TITLE: Efficiency is important, but....
By Suzanne R


Efficiency is important.

My cell phone beeped. My friend’s young son needed to be collected from pre-school at midday. Could I help?

I glanced at my diary. No problem. I needed to go shopping in that part of town. Daniel could help.


“What do you think - fried chicken for lunch?” Daniel’s eyes lit up. Generally avoiding mass-produced high-fat food of multinational companies on principle, I wasn’t even sure what was on the menu. Daniel knew though. And that fast food restaurant has a play centre. The clincher was that it is on the town square, as is the shop I needed.

Efficiency is important.

My calculations were careful. Fifteen minutes to get there. Fifteen minutes to order and eat. (Isn’t that why it is called ‘fast food’?) Fifteen minutes to play. Fifteen minutes to complete my purchases. Fifteen minutes to get young Daniel home.

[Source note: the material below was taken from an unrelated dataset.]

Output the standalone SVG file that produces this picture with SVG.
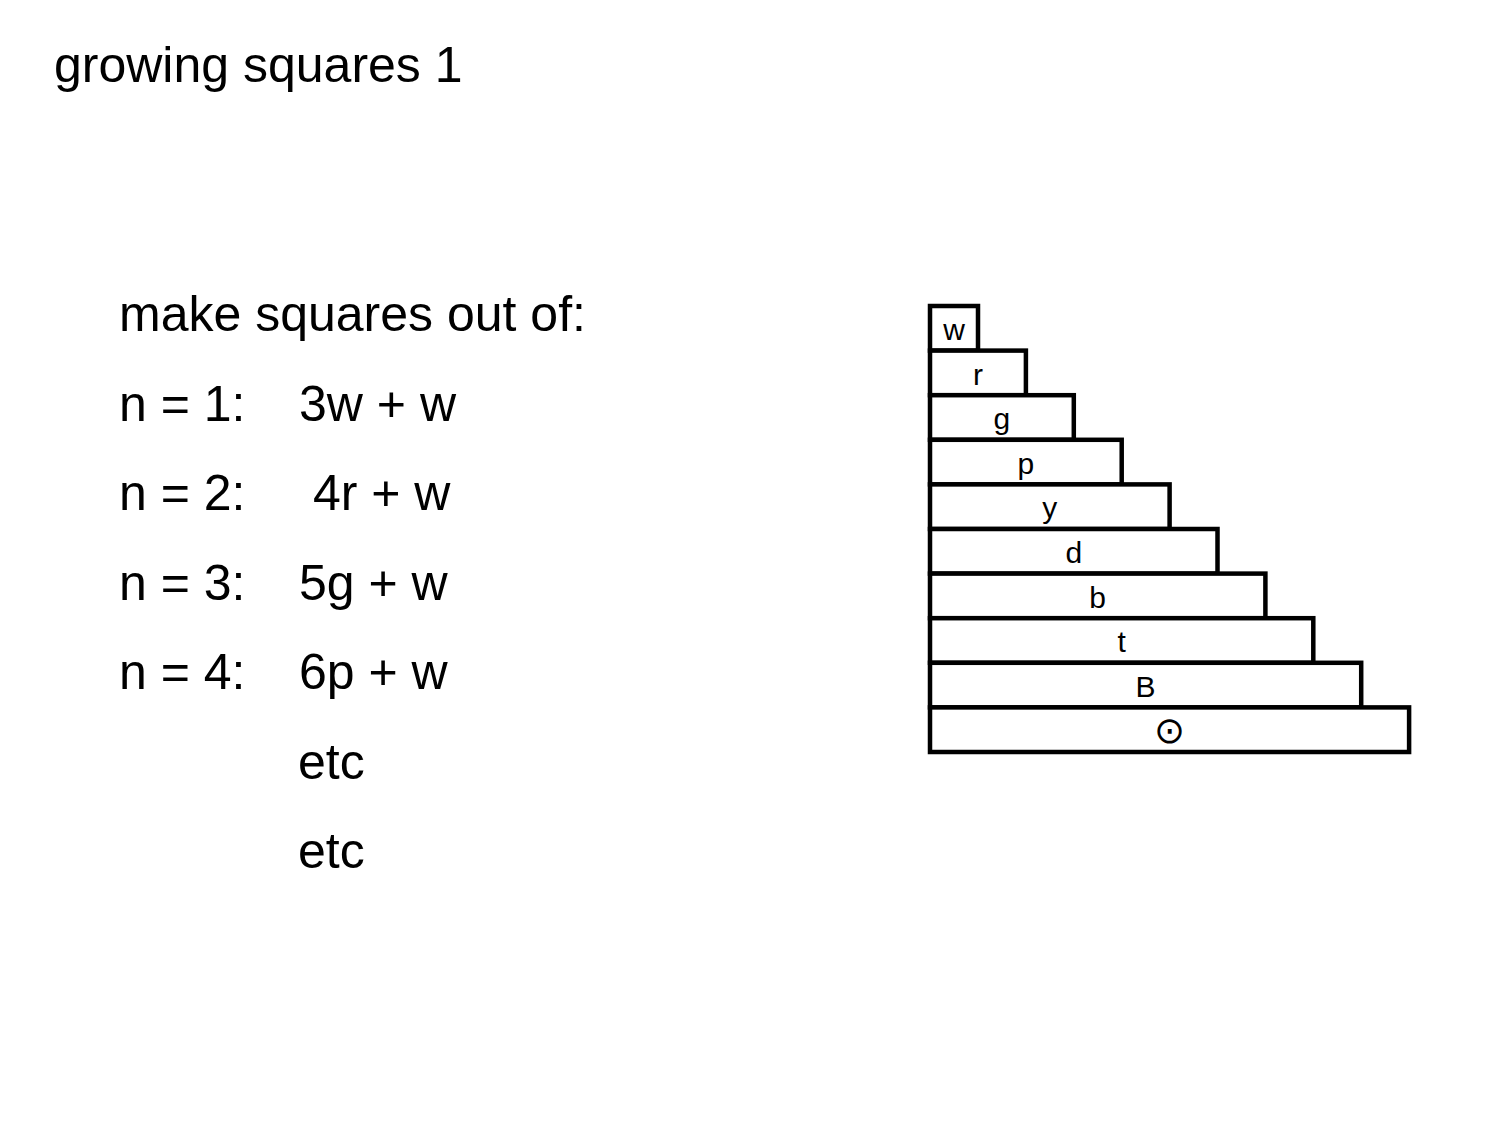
<svg xmlns="http://www.w3.org/2000/svg" width="1500" height="1125" viewBox="0 0 1500 1125">
<style>
.t{font-family:"Liberation Sans",Arial,sans-serif;font-size:50px;fill:#000}
.l{font-family:"Liberation Sans",Arial,"DejaVu Sans",sans-serif;font-size:30px;fill:#000;text-anchor:middle}
.r{fill:#fff;stroke:#000;stroke-width:4.5}
</style>
<rect width="1500" height="1125" fill="#fff"/>
<g id="title"><text class="t" x="54" y="82">growing squares 1</text></g>
<g id="text">
<text class="t" x="119" y="331">make squares out of:</text>
<text class="t" x="119" y="421">n = 1:<tspan x="299">3w + w</tspan></text>
<text class="t" x="119" y="510">n = 2:<tspan x="299"> 4r + w</tspan></text>
<text class="t" x="119" y="600">n = 3:<tspan x="299">5g + w</tspan></text>
<text class="t" x="119" y="689">n = 4:<tspan x="299">6p + w</tspan></text>
<text class="t" x="298" y="779">etc</text>
<text class="t" x="298" y="868">etc</text>
</g>
<g id="staircase">
<g id="row-w"><rect class="r" x="930" y="306" width="48" height="44.6"/><text class="l" x="954" y="340">w</text></g>
<g id="row-r"><rect class="r" x="930" y="350.6" width="95.9" height="44.6"/><text class="l" x="978" y="384.6">r</text></g>
<g id="row-g"><rect class="r" x="930" y="395.2" width="143.8" height="44.6"/><text class="l" x="1001.9" y="429.2">g</text></g>
<g id="row-p"><rect class="r" x="930" y="439.8" width="191.7" height="44.6"/><text class="l" x="1025.9" y="473.8">p</text></g>
<g id="row-y"><rect class="r" x="930" y="484.4" width="239.6" height="44.6"/><text class="l" x="1049.8" y="518.4">y</text></g>
<g id="row-d"><rect class="r" x="930" y="529" width="287.5" height="44.6"/><text class="l" x="1073.8" y="563">d</text></g>
<g id="row-b"><rect class="r" x="930" y="573.6" width="335.4" height="44.6"/><text class="l" x="1097.7" y="607.6">b</text></g>
<g id="row-t"><rect class="r" x="930" y="618.2" width="383.3" height="44.6"/><text class="l" x="1121.7" y="652.2">t</text></g>
<g id="row-B"><rect class="r" x="930" y="662.8" width="431.2" height="44.6"/><text class="l" x="1145.6" y="696.8">B</text></g>
<g id="row-O"><rect class="r" x="930" y="707.4" width="479.1" height="44.6"/><text class="l" x="1169.5" y="743" style="font-size:37px">⊙</text></g>
</g>
</svg>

I munched on my corn cob while the young boy dipped his deep fried lumps of processed substance into a yellow syrup. As the allotted fifteen minutes ran out, my little friend was just beginning on his strawberry sundae.

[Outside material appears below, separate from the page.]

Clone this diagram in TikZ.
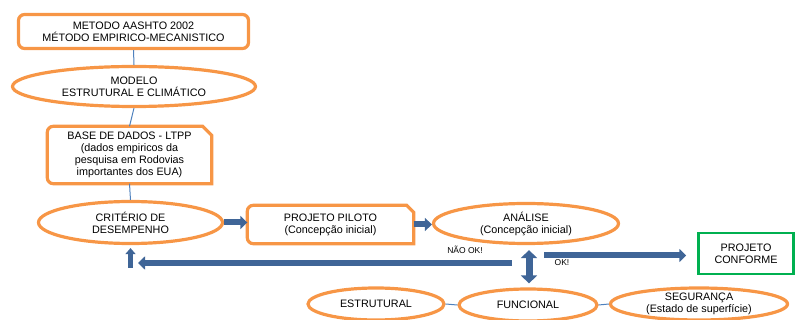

Daniel made mountains and ski slopes, licking at the spoon to make the surface flat, then sticking it in the viscous muck again. Finally, he declared he was done.

“Quick, Danny, the play centre. Run!”

Efficiency is important.

I sat with my pen and paper, making the most of those few minutes. Until the problems on the slide. I instructed Daniel to function according to the conventions of society. Although the process was anything but efficient, he eventually acquiesced.

Finally, I helped him put on his winter woolies. Complaining he couldn’t see through the hat which was covering his eyes, he staggered around the restaurant like a blind man. I quickly donned my winter layers and raced after him as he tottered out the door.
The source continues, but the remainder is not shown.